▸ **WRITTEN INSTRUCTION**:
Output the line that holds "Rebuild this chart", the line that holds "import * as", and every line between them, exactly, but none of the pictures.

=== SOURCE RECORDS ===

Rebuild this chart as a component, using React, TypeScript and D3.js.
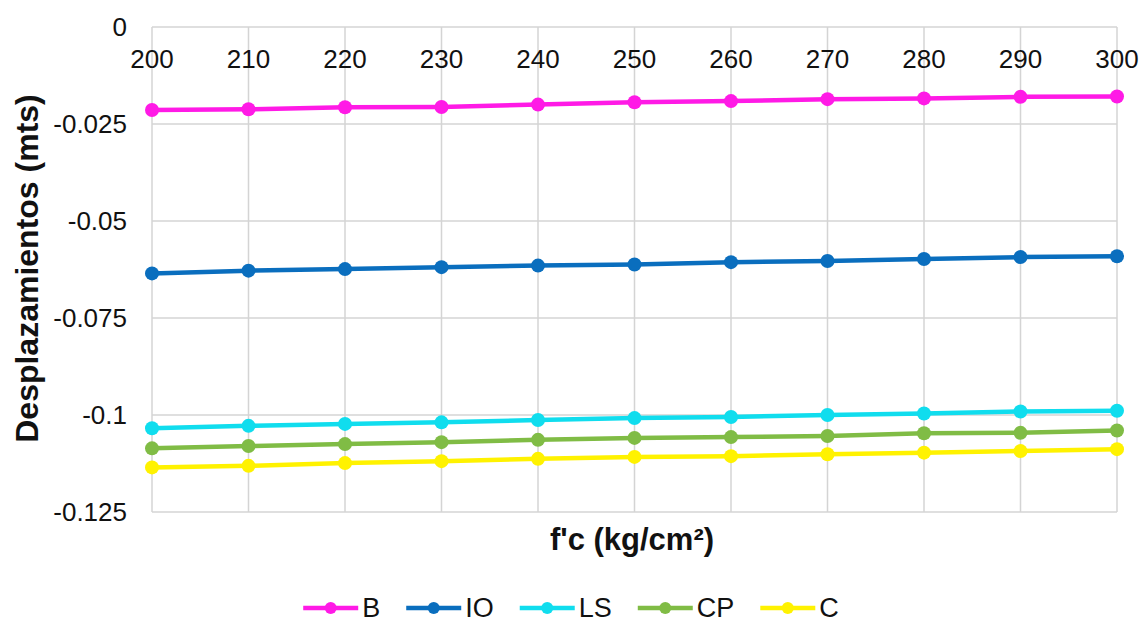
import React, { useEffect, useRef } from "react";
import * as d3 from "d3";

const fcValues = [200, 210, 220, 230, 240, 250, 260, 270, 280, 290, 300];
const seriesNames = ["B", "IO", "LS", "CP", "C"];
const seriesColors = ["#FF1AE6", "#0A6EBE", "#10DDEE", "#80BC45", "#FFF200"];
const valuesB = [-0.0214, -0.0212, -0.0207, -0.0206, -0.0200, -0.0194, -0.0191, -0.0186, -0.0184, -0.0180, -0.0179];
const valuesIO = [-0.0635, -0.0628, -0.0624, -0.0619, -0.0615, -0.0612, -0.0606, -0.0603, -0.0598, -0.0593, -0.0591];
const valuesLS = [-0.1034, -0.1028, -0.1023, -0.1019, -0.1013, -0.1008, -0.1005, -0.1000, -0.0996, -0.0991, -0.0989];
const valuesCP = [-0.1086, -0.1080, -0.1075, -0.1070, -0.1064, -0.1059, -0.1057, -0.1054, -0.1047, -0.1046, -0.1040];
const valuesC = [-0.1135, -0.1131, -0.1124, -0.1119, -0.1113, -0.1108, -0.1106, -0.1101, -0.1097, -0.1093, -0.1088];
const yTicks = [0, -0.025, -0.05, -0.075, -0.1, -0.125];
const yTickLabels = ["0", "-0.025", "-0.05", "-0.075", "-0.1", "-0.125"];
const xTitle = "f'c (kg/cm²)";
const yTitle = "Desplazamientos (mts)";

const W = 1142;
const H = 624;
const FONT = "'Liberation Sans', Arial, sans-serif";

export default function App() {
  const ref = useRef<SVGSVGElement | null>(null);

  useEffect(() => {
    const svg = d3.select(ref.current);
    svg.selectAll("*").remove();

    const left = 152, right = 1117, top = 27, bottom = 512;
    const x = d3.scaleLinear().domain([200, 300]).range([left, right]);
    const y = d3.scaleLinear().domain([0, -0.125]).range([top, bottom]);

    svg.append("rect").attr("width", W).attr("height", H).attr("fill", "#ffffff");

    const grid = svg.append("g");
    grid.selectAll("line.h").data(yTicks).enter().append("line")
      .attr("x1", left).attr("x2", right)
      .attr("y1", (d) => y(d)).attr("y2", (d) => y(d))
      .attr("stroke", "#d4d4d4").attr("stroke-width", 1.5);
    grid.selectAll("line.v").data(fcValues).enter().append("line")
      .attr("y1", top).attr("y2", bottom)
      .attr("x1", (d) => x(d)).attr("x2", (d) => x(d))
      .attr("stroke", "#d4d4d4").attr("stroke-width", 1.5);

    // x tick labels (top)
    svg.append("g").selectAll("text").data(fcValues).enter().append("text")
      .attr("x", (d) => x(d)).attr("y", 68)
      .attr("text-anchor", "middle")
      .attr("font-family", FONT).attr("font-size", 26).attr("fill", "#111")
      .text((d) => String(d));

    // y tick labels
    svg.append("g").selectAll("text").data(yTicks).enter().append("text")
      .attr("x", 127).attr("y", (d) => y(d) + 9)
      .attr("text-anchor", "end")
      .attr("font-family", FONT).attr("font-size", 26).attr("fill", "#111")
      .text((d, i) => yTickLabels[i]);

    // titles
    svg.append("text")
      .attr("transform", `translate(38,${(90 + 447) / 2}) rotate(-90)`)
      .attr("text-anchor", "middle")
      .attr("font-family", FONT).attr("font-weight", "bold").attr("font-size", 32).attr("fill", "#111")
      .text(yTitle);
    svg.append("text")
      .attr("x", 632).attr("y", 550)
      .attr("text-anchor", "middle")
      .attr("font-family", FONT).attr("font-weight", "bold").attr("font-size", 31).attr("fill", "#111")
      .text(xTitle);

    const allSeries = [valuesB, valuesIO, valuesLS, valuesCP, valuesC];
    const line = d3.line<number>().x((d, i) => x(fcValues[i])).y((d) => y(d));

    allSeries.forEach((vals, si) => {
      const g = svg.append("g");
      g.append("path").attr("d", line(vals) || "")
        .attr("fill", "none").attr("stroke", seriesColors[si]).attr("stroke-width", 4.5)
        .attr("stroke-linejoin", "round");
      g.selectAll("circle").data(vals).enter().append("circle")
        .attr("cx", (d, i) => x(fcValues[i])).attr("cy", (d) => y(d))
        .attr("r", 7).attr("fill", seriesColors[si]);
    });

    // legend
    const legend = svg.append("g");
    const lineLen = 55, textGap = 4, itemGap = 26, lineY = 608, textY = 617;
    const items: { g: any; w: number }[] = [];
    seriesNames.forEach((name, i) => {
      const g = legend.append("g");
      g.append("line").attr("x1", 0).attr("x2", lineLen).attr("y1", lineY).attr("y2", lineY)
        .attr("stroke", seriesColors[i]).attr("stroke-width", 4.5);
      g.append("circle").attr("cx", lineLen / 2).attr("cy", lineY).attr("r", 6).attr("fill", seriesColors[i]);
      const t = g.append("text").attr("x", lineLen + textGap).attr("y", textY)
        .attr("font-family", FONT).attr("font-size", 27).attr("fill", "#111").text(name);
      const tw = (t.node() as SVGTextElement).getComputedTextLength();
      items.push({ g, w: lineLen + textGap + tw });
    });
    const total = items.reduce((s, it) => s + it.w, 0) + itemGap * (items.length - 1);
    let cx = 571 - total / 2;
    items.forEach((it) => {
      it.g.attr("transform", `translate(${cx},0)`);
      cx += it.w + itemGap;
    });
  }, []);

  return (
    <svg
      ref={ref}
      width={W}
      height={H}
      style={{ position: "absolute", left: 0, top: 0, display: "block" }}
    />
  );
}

===
=== SOURCE RECORDS ===

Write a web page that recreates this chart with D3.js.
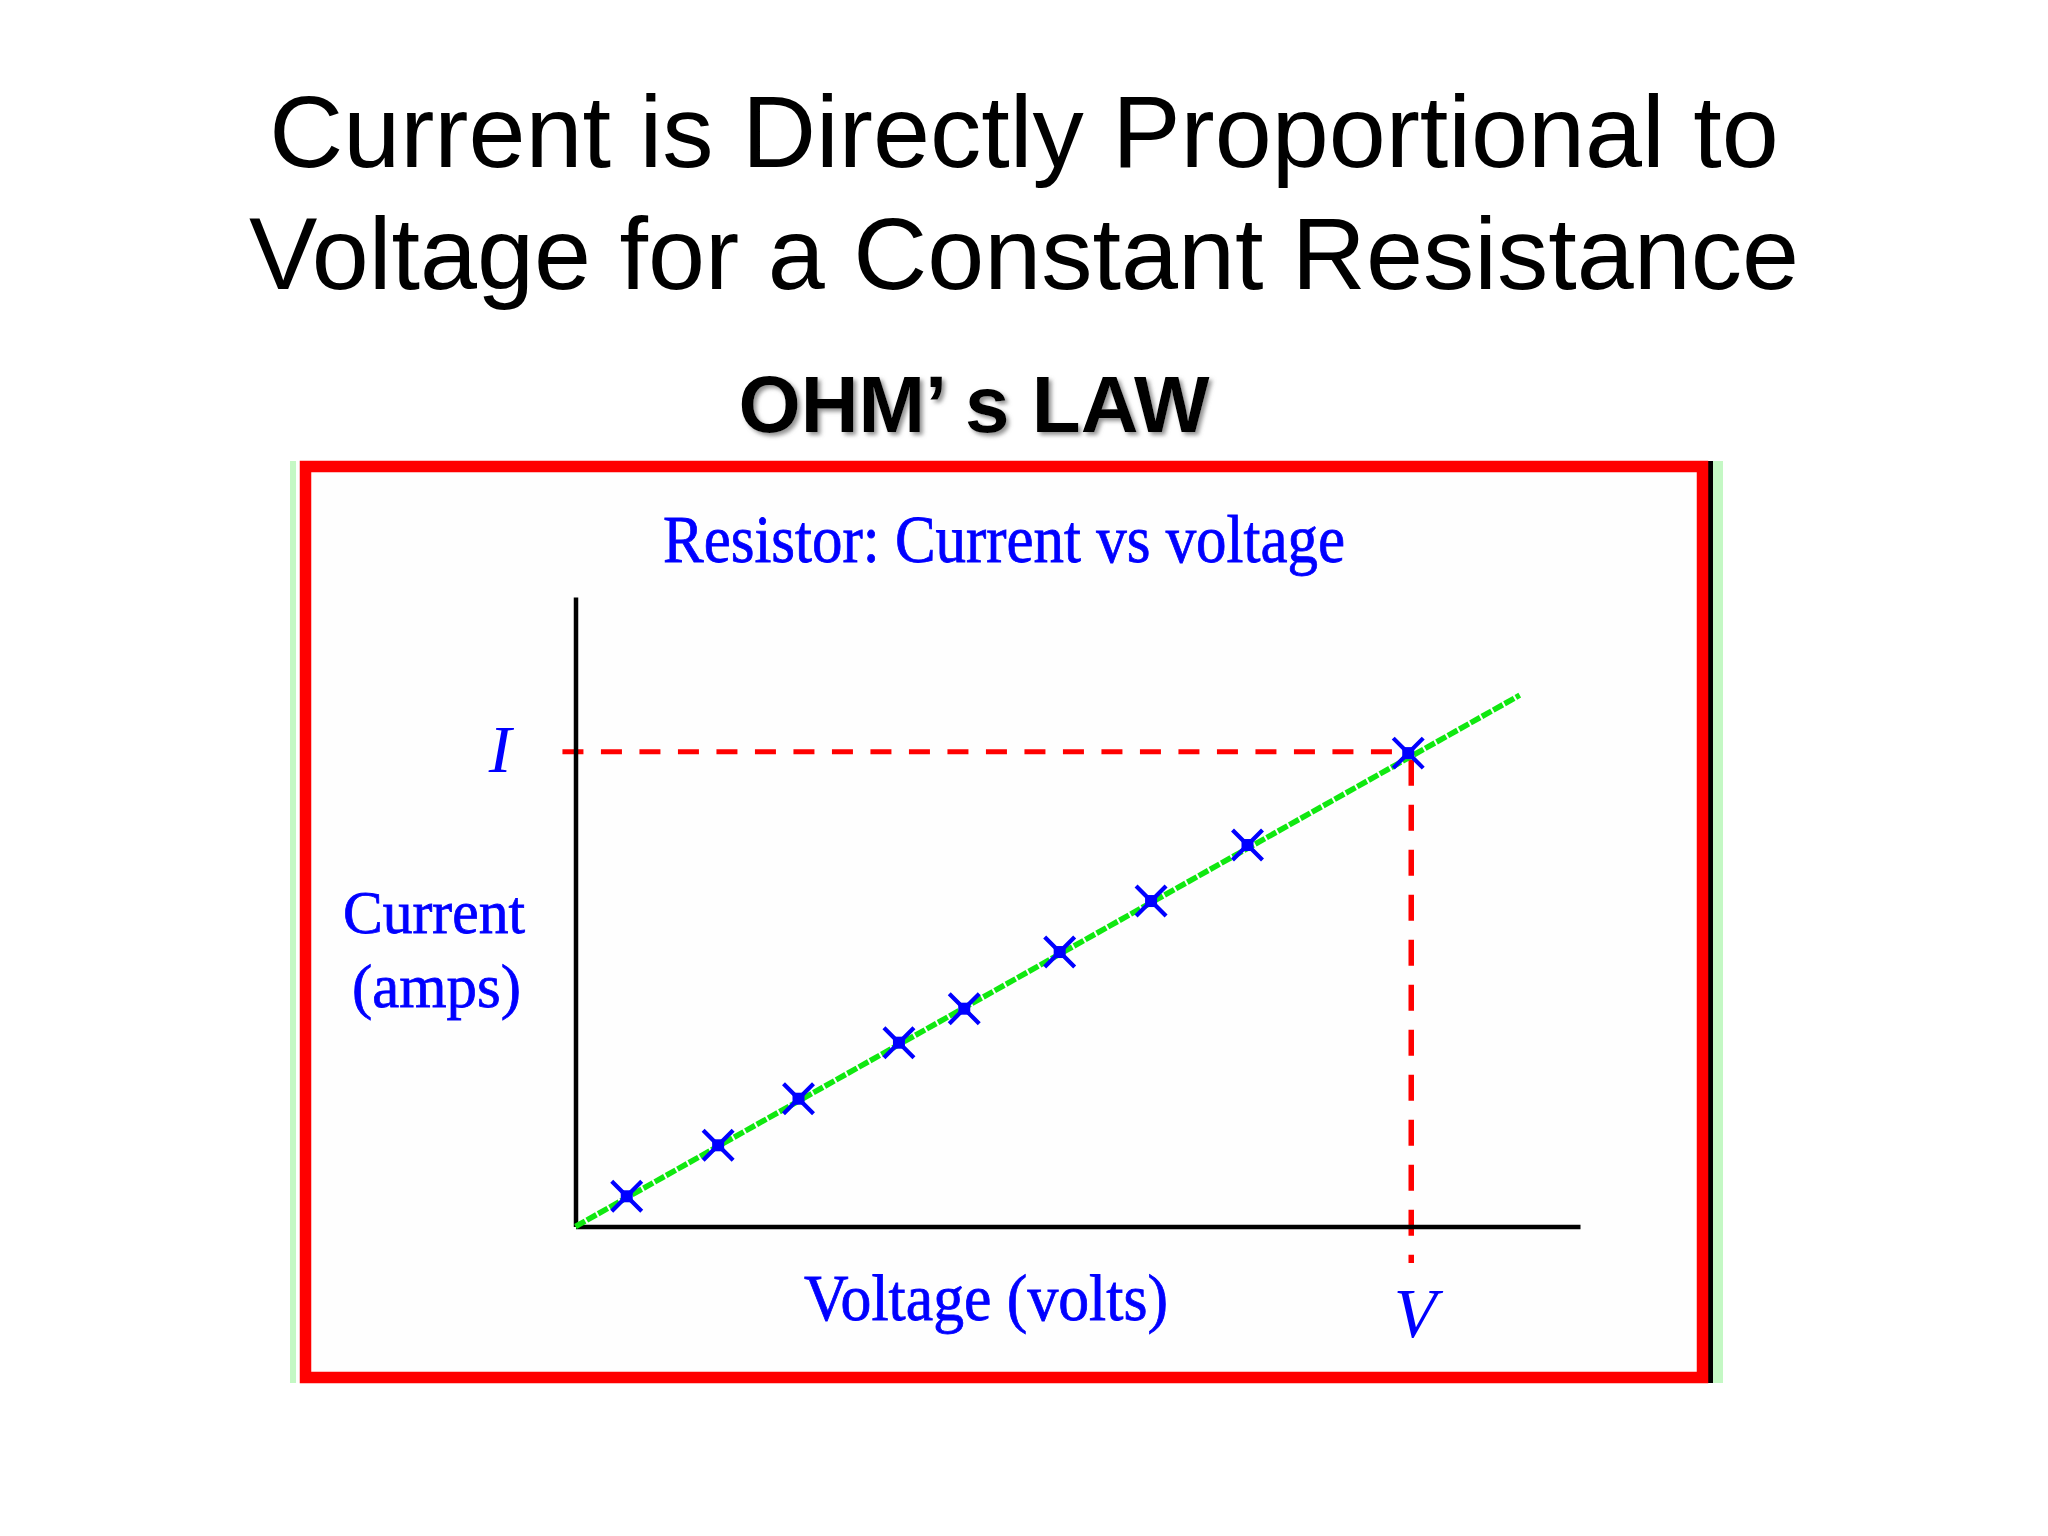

===

▸ **RIGHT ANSWER**:
Rebuild this chart as a component, using React, TypeScript and D3.js.
import React, { useEffect, useRef } from "react";
import * as d3 from "d3";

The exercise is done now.